Introduction

Polar orbiting satellites are artificial satellites that travel in a low Earth orbit (LEO), passing over both the North and South Poles with each orbit. As the Earth rotates beneath them, they can eventually observe the entire planet over time. These satellites are commonly used for Earth observation, environmental monitoring, and weather forecasting due to their ability to provide high-resolution imagery and data of the entire globe.

Key Concepts

• Polar Orbit: This orbit allows a satellite to pass over the Earth’s poles with each revolution, covering different areas of the planet as it rotates. It typically takes 90-100 minutes for a polar-orbiting satellite to complete one full orbit.
• Low Earth Orbit (LEO): Polar orbiting satellites are positioned in LEO, at altitudes between 200 and 1,000 kilometers (124 to 621 miles). This lower altitude provides higher-resolution imagery and faster data transmission.
• Global Coverage: As the Earth rotates beneath the satellite, it gradually covers the entire surface of the planet.
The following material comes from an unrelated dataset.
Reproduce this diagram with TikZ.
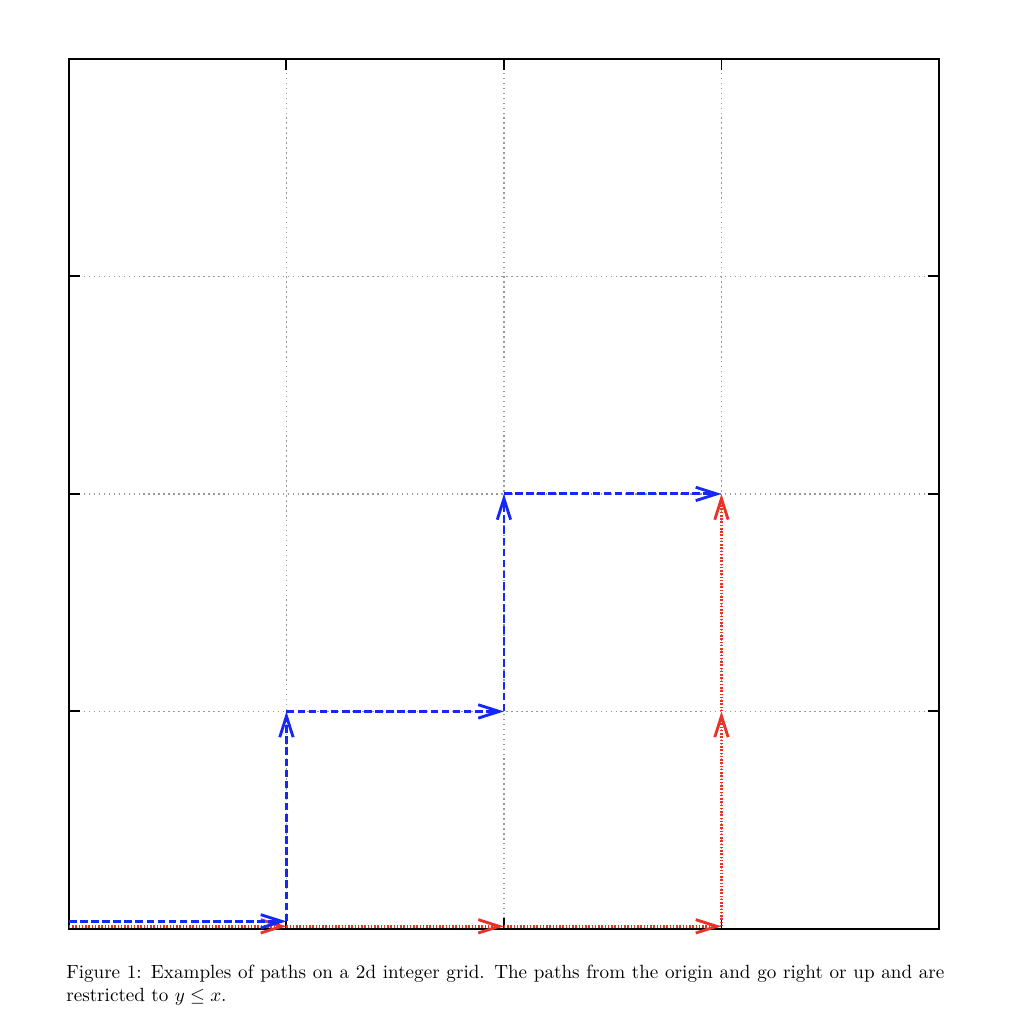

This makes polar-orbiting satellites suitable for global-scale observation and monitoring.
• Sun-Synchronous Orbit: Many polar-orbiting satellites are placed in sun-synchronous orbits, which means they pass over the same region at the same local solar time, providing consistent lighting conditions for imaging purposes.

Advantages

• Global Coverage: Polar orbiting satellites cover the entire Earth, making them ideal for global mapping, environmental monitoring, and weather forecasting.
• High-Resolution Imagery: Due to their low altitude, these satellites can capture detailed, high-resolution images, which are valuable for scientific research, disaster monitoring, and surveillance.
• Consistent Observation: Satellites in sun-synchronous polar orbits provide consistent lighting conditions, allowing for uniform data collection across different regions over time.

Disadvantages

• Limited Coverage Per Pass: Unlike geostationary satellites, polar orbiting satellites do not provide continuous coverage of the same area. They pass over specific locations only at intervals, so real-time data for any given location is not possible.
• Frequent Orbital Adjustments: Maintaining precise orbital paths requires more frequent adjustments to ensure consistent coverage, increasing operational complexity and cost.
• Shorter Lifespan: Satellites in low Earth orbit are more vulnerable to atmospheric drag and other forces, which can reduce their lifespan compared to higher-altitude geostationary satellites.

Summary

Polar orbiting satellites travel in low Earth orbit, passing over the Earth’s poles to provide global coverage as the planet rotates. They are valuable for high-resolution imaging and environmental monitoring, but they offer limited real-time data due to their intermittent coverage of specific locations. While these satellites can gather global data over time, they require more frequent maintenance and have a shorter lifespan compared to their geostationary counterparts.